■ Goal of the exercise: State how many lines of the entries hold the string "diagram". Reply with the number alone.

■ Material for this exercise:
______
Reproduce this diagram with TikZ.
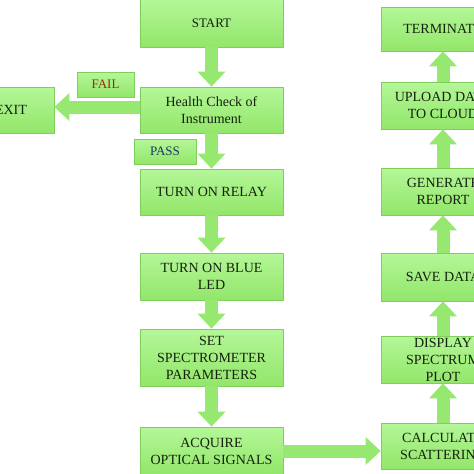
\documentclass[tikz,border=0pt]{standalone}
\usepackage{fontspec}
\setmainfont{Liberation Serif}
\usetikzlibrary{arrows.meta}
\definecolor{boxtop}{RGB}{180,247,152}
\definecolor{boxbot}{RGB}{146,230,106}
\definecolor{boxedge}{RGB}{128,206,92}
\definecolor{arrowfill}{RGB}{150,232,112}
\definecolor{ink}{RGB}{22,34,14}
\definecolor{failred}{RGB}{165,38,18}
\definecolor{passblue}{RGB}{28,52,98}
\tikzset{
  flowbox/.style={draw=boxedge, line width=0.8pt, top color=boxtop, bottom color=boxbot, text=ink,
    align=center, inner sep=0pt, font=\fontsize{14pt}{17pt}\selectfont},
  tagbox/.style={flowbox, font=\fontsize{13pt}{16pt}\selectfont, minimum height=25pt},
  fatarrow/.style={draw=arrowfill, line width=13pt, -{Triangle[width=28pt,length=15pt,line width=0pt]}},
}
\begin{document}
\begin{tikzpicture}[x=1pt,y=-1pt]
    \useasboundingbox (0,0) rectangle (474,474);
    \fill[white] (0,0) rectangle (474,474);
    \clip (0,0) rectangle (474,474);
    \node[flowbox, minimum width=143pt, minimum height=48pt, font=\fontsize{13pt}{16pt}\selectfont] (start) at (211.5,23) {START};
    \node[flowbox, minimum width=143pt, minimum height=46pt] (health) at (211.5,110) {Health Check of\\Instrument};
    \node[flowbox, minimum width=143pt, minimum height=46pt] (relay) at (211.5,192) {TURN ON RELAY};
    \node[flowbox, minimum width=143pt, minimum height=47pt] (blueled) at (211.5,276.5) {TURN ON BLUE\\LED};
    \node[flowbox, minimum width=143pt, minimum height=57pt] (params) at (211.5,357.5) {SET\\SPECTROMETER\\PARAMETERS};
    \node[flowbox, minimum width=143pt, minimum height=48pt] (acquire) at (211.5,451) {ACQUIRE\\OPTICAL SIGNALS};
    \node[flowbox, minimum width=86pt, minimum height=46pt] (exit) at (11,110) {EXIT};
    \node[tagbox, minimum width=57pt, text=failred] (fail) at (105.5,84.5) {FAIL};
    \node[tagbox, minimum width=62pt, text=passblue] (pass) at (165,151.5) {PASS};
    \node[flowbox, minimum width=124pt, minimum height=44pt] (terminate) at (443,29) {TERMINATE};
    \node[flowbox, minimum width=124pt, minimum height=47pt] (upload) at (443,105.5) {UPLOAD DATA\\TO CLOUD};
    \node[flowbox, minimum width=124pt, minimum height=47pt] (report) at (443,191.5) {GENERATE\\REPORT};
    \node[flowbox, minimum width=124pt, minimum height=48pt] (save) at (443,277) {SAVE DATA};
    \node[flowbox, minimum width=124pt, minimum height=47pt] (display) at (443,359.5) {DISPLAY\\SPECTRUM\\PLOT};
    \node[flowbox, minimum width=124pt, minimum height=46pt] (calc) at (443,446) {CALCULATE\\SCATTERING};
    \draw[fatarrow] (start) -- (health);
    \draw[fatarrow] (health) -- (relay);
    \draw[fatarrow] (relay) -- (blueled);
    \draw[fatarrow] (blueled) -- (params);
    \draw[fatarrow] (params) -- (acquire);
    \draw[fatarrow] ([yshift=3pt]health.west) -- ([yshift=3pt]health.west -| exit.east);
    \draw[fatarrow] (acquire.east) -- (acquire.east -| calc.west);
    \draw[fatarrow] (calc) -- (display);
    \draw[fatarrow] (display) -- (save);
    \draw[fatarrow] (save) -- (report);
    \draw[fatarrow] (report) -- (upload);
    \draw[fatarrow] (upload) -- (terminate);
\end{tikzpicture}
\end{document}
______
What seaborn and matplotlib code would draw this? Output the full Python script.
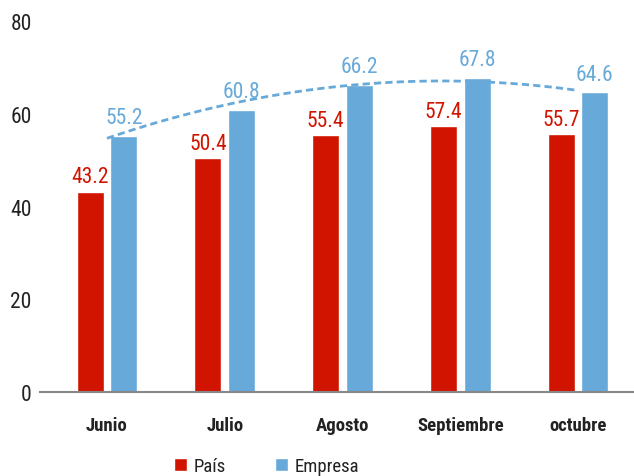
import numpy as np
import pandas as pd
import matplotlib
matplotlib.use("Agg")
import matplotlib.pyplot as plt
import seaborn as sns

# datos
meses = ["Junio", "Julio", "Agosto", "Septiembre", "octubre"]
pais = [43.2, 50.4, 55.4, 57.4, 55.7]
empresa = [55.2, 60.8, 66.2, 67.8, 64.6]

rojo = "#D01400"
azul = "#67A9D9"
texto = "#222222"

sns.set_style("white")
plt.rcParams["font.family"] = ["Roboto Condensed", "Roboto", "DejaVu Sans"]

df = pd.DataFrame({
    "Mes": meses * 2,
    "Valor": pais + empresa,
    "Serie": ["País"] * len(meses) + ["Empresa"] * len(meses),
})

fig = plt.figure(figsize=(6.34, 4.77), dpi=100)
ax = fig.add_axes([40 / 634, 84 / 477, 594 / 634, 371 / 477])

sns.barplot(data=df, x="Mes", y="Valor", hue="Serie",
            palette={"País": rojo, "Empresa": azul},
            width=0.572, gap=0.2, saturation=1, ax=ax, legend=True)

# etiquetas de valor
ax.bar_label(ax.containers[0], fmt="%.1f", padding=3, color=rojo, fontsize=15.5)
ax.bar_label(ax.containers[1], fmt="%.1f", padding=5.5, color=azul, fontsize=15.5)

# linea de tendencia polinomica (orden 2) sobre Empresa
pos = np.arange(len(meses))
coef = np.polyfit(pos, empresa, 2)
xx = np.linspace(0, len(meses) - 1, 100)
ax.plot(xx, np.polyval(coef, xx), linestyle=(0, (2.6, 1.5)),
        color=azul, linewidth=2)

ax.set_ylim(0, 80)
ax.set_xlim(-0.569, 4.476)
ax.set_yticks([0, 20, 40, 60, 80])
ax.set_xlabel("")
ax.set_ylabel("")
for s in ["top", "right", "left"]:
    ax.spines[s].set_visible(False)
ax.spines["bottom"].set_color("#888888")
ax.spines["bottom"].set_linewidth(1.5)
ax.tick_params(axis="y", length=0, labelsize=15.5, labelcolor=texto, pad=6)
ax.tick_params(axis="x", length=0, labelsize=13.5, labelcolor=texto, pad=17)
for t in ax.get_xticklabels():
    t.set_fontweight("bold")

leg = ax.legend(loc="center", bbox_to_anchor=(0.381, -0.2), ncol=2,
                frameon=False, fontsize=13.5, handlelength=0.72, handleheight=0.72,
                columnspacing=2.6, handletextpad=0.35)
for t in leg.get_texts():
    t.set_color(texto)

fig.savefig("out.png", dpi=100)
______
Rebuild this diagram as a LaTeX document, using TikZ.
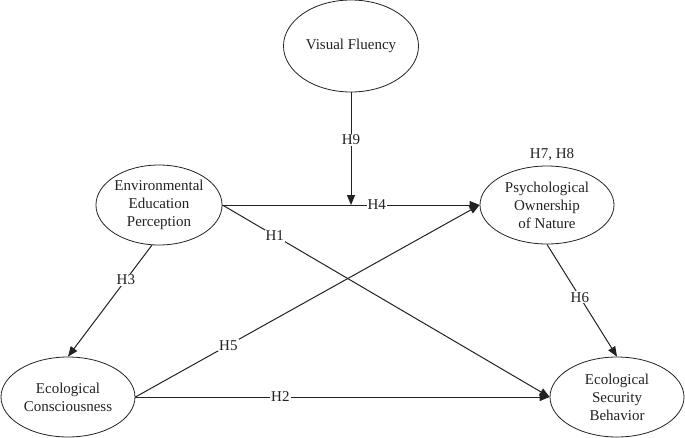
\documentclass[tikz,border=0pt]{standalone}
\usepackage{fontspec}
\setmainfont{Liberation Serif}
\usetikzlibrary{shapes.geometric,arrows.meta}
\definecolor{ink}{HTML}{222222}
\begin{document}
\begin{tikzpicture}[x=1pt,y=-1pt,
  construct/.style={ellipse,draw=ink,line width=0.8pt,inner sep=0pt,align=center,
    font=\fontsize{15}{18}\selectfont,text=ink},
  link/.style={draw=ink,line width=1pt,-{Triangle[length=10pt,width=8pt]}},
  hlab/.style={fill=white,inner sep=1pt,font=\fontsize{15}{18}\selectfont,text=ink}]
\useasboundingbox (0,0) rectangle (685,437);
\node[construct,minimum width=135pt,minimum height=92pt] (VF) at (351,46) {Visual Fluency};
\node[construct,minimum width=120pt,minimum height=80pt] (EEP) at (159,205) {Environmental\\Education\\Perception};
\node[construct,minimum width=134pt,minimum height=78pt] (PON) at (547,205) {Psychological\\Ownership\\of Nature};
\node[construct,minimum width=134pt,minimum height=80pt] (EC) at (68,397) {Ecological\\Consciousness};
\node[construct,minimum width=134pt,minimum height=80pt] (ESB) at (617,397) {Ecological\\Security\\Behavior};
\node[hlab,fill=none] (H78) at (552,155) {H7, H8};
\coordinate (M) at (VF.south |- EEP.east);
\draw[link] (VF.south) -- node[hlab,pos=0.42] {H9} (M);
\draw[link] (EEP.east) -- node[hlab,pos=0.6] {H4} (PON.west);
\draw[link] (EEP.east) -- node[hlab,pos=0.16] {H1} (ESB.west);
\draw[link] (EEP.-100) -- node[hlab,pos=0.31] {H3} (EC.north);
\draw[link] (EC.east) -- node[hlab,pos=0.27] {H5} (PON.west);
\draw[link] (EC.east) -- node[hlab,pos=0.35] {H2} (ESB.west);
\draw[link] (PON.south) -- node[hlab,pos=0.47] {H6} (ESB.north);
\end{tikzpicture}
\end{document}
______
■ Task result: 2